Answer

**step1** Understanding the problem

The problem asks us to find an expression that is equal to the given expression: $$2 - 5(x + 3)$$. This means we need to simplify the expression to its most compact form.

**step2** Performing multiplication inside the parentheses

According to the order of operations, we first address the multiplication indicated by the number outside the parentheses. We need to multiply the $$5$$ by each term inside the parentheses, $$x$$ and $$3$$.

First, multiply $$5$$ by $$x$$: $$5 \times x = 5x$$.

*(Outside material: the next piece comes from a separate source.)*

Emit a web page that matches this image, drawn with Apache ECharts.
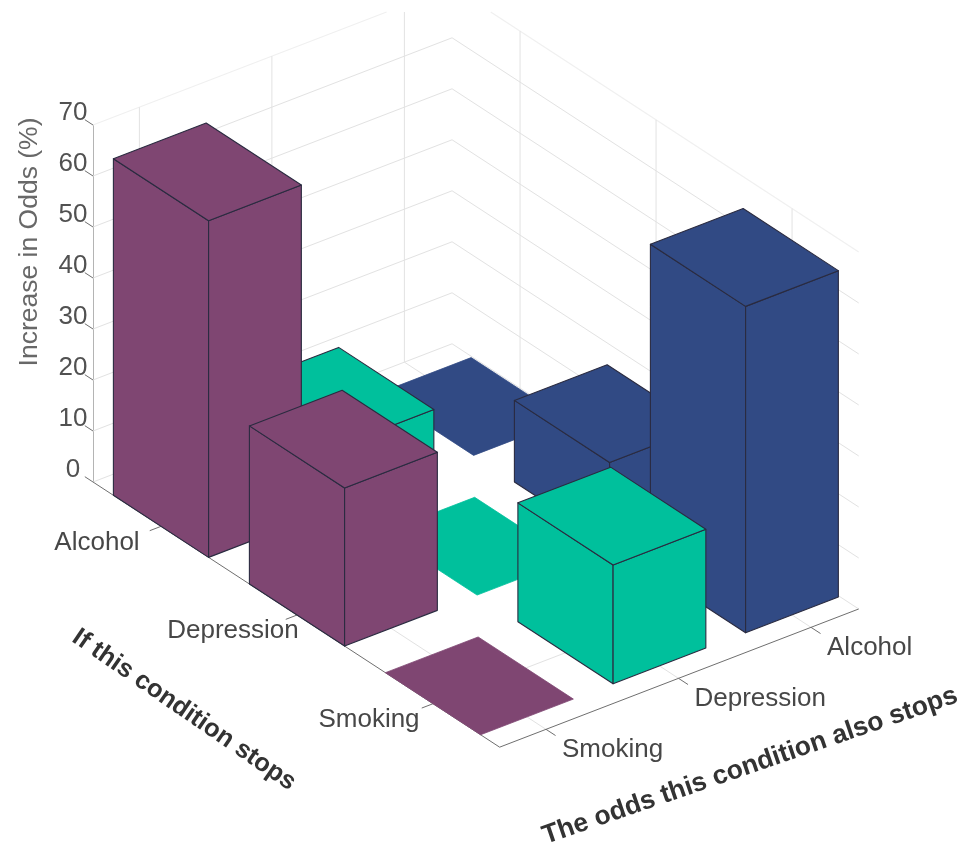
<!DOCTYPE html>
<html>
<head>
<meta charset="utf-8">
<style>html,body{margin:0;padding:0;background:#fff}#chart{width:967px;height:843px}</style>
<script src="https://cdn.jsdelivr.net/npm/echarts@6/dist/echarts.min.js"></script>
</head>
<body>
<div id="chart"></div>
<script>
// Odds of a condition stopping, given that another one stops (%).
const stopConditions = ['Alcohol', 'Depression', 'Smoking'];
const oddsConditions = ['Smoking', 'Depression', 'Alcohol'];
const smokingOdds = [66, 31, 0];
const depressionOdds = [12, 0, 23.3];
const alcoholOdds = [0, 16, 64];
const oddsRows = [smokingOdds, depressionOdds, alcoholOdds];
const rowColors = ['#7f4672', '#00c09c', '#314a84'];
const zTicks = [0, 10, 20, 30, 40, 50, 60, 70];

// Oblique projection onto the cartesian grid: one step along either category
// axis moves by a horizontal amount and by an equivalent number of z-axis units.
const U_STEP = [136, -17.39];
const V_STEP = [132.5, 10];
const U_MIN = -0.5, U_MAX = 2.49;
const V_MIN = -0.35, V_MAX = 2.36;
const BAR_HALF = 0.35;
const TOP_MARGIN = 12;

function project(api, u, v, z) {
  const du = u - U_MIN, dv = v - V_MIN;
  return api.coord([du * U_STEP[0] + dv * V_STEP[0], z + du * U_STEP[1] + dv * V_STEP[1]]);
}

// Painter's order: rows furthest from the viewer come first.
const barData = [];
oddsRows.forEach((row, v) => row.forEach((value, u) => barData.push([u, v, value])));
barData.sort((a, b) => (a[0] - a[1]) - (b[0] - b[1]));

function renderBar(params, api) {
  const u = api.value(0), v = api.value(1), h = api.value(2);
  const u0 = u - BAR_HALF, u1 = u + BAR_HALF, v0 = v - BAR_HALF, v1 = v + BAR_HALF;
  const fill = rowColors[v];
  const flat = h === 0;
  const face = pts => ({
    type: 'polygon',
    shape: { points: pts },
    style: { fill, stroke: flat ? fill : '#2a2b40', lineWidth: flat ? 0.8 : 1.1, lineJoin: 'round' }
  });
  const p = (a, b, z) => project(api, a, b, z);
  const children = [];
  if (!flat) {
    children.push(face([p(u0, v0, 0), p(u1, v0, 0), p(u1, v0, h), p(u0, v0, h)]));
    children.push(face([p(u1, v0, 0), p(u1, v1, 0), p(u1, v1, h), p(u1, v0, h)]));
  }
  children.push(face([p(u0, v0, h), p(u1, v0, h), p(u1, v1, h), p(u0, v1, h)]));
  return { type: 'group', children };
}

// Wall and floor rules, axis edges and tick marks, as 3D segments plus a style index.
const lineStyles = [
  { stroke: '#e2e2e2', lineWidth: 1 },
  { stroke: '#f0f0f0', lineWidth: 1.2 },
  { stroke: '#6f6f6f', lineWidth: 1 },
  { stroke: '#b4b4b4', lineWidth: 1 }
];
const segments = [];
zTicks.forEach(z => {
  const s = z === 70 ? 1 : 0;
  segments.push([U_MIN, V_MIN, z, U_MIN, V_MAX, z, s]);
  segments.push([U_MIN, V_MAX, z, U_MAX, V_MAX, z, s]);
  segments.push([U_MIN - 0.06, V_MIN, z, U_MIN, V_MIN, z, 2]);
});
stopConditions.forEach((_, u) => {
  segments.push([u, V_MIN, 0, u, V_MAX, 0, 0]);
  segments.push([u, V_MAX, 0, u, V_MAX, 70, 0]);
  segments.push([u, V_MIN - 0.085, 0, u, V_MIN, 0, 2]);
});
oddsConditions.forEach((_, v) => {
  segments.push([U_MIN, v, 0, U_MAX, v, 0, 0]);
  segments.push([U_MIN, v, 0, U_MIN, v, 70, 0]);
  segments.push([U_MAX, v, 0, U_MAX + 0.07, v, 0, 2]);
});
segments.push([U_MIN, V_MIN, 0, U_MAX, V_MIN, 0, 2]);
segments.push([U_MAX, V_MIN, 0, U_MAX, V_MAX, 0, 2]);

// Rules that run off the top of the plot are cut where they reach the margin.
function trimToTop(a, b) {
  if (a[1] >= TOP_MARGIN && b[1] >= TOP_MARGIN) return [a, b];
  const t = (TOP_MARGIN - a[1]) / (b[1] - a[1]);
  const cut = [a[0] + t * (b[0] - a[0]), TOP_MARGIN];
  return a[1] < TOP_MARGIN ? [cut, b] : [a, cut];
}

function renderSegment(params, api) {
  const a = project(api, api.value(0), api.value(1), api.value(2));
  const b = project(api, api.value(3), api.value(4), api.value(5));
  const pts = trimToTop(a, b);
  return {
    type: 'line',
    shape: { x1: pts[0][0], y1: pts[0][1], x2: pts[1][0], y2: pts[1][1] },
    style: Object.assign({ fill: null }, lineStyles[api.value(6)])
  };
}

// Category labels sit just outside the tick at each end of the floor.
const labelFont = { fontFamily: '"Liberation Sans", Arial, sans-serif', fontSize: 26, fill: '#474747' };
const stopLabelData = stopConditions.map((name, u) => [u, name]);
const oddsLabelData = oddsConditions.map((name, v) => [v, name]);
function renderStopLabel(params, api) {
  const at = project(api, api.value(0), V_MIN, 0);
  return { type: 'text', style: Object.assign({ text: stopConditions[api.value(0)], x: at[0] - 64, y: at[1] + 16, align: 'center', verticalAlign: 'middle' }, labelFont) };
}
function renderOddsLabel(params, api) {
  const at = project(api, U_MAX, api.value(0), 0);
  return { type: 'text', style: Object.assign({ text: oddsConditions[api.value(0)], x: at[0] + 16, y: at[1] + 20.5, align: 'left', verticalAlign: 'middle' }, labelFont) };
}

const titleFont = { fontFamily: '"Liberation Sans", Arial, sans-serif', fontWeight: 'bold', fill: '#333', align: 'center', verticalAlign: 'middle' };

const chart = echarts.init(document.getElementById('chart'), null, { renderer: 'canvas' });
chart.setOption({
  animation: false,
  backgroundColor: '#fff',
  grid: { left: 93, top: 125, width: 774, height: 357, containLabel: false },
  xAxis: { type: 'value', min: 0, max: 774, show: false },
  yAxis: {
    type: 'value', min: 0, max: 70, interval: 10,
    axisLine: { show: true, lineStyle: { color: '#b4b4b4', width: 1 } },
    axisTick: { show: false },
    splitLine: { show: false },
    axisLabel: {
      color: '#515151', fontFamily: '"Liberation Sans", Arial, sans-serif', fontSize: 26,
      margin: 20, align: 'center', verticalAlign: 'bottom', lineHeight: 24
    }
  },
  series: [
    { type: 'custom', data: segments, renderItem: renderSegment, clip: false, silent: true, z: 1 },
    { type: 'custom', data: stopLabelData, renderItem: renderStopLabel, clip: false, silent: true, z: 3, encode: { x: 0, y: 0 } },
    { type: 'custom', data: oddsLabelData, renderItem: renderOddsLabel, clip: false, silent: true, z: 3, encode: { x: 0, y: 0 } },
    { type: 'custom', data: barData, renderItem: renderBar, clip: false, silent: true, z: 2 }
  ],
  graphic: [
    { type: 'text', x: 30, y: 242, rotation: Math.PI / 2, silent: true,
      style: { text: 'Increase in Odds (%)', fontFamily: '"Liberation Sans", Arial, sans-serif', fontSize: 26.5, fill: '#686868', align: 'center', verticalAlign: 'middle' } },
    { type: 'text', x: 184, y: 710, rotation: -34.5 * Math.PI / 180, silent: true,
      style: Object.assign({ text: 'If this condition stops', fontSize: 25.5 }, titleFont) },
    { type: 'text', x: 750, y: 766, rotation: 19 * Math.PI / 180, silent: true,
      style: Object.assign({ text: 'The odds this condition also stops', fontSize: 26.5 }, titleFont) }
  ]
});
</script>
</body>
</html>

Next, multiply $$5$$ by $$3$$: $$5 \times 3 = 15$$.

So, the term $$5(x + 3)$$ becomes $$5x + 15$$.

**step3** Substituting the expanded term back into the expression

Now, we replace $$5(x + 3)$$ with $$5x + 15$$ in the original expression. The expression becomes $$2 - (5x + 15)$$.

When we subtract an entire group (like $$5x + 15$$), we must apply the subtraction to every term inside that group. This means we change the sign of each term inside the parentheses.

So, $$ - (5x)$$ becomes $$-5x$$.

And $$ - (+15)$$ becomes $$-15$$.

The expression now reads: $$2 - 5x - 15$$.

**step4** Combining the constant numbers

Finally, we combine the numbers that do not have the variable $$x$$ attached to them. These are called constant numbers. In our expression, the constant numbers are $$2$$ and $$-15$$.

We calculate: $$2 - 15 = -13$$.

Now, we put all the terms together, keeping the term with $$x$$ and the combined constant term.

The simplified expression is $$-5x - 13$$.